Both days of Sri Lanka’s ongoing cricket test match against Australia, the country’s police and army have removed anti-government protesters from the fort ramparts overlooking the ground at Galle Cricket Stadium. Typically, the public is allowed to hold banners and placards as they watch the match from the fort. These are mostly related to cricket.
However, these protesters had held placards asking for the resignation of Sri Lanka’s president Gotabaya Rajapaksa, and have as a result been removed, even though the ramparts are public space. Among the authorities’ concerns had been that a protest overlooking the cricket would be caught on the official broadcast, or be reported on by the international media.
Sri Lanka Cricket (SLC) has asked broadcasters not to show images of protests. In Australia and abroad, however, some media outlets have reported the wider context in which this series is taking place. The Bar Association of Sri Lanka (BASL) told the police and army that there is no legal basis for removing the protesters.

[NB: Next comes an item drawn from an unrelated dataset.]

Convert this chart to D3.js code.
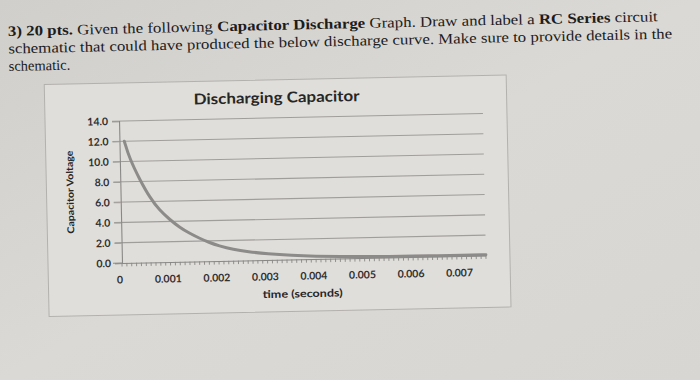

In a letter to the Sri Lankan Army Commander and the Inspector General of Police, the BASL states that “it has been brought to our attention that the ramparts of the Galle Fort are public areas and hence there is no legal basis for dispersing protesters.” “We urge you again to respect people’s freedom of speech and expression, including their right to dissent. Suppressing the people’s right to protest and dissent is not the solution to the current situation in the country, where the people are suffering from fuel shortages and other essentials.”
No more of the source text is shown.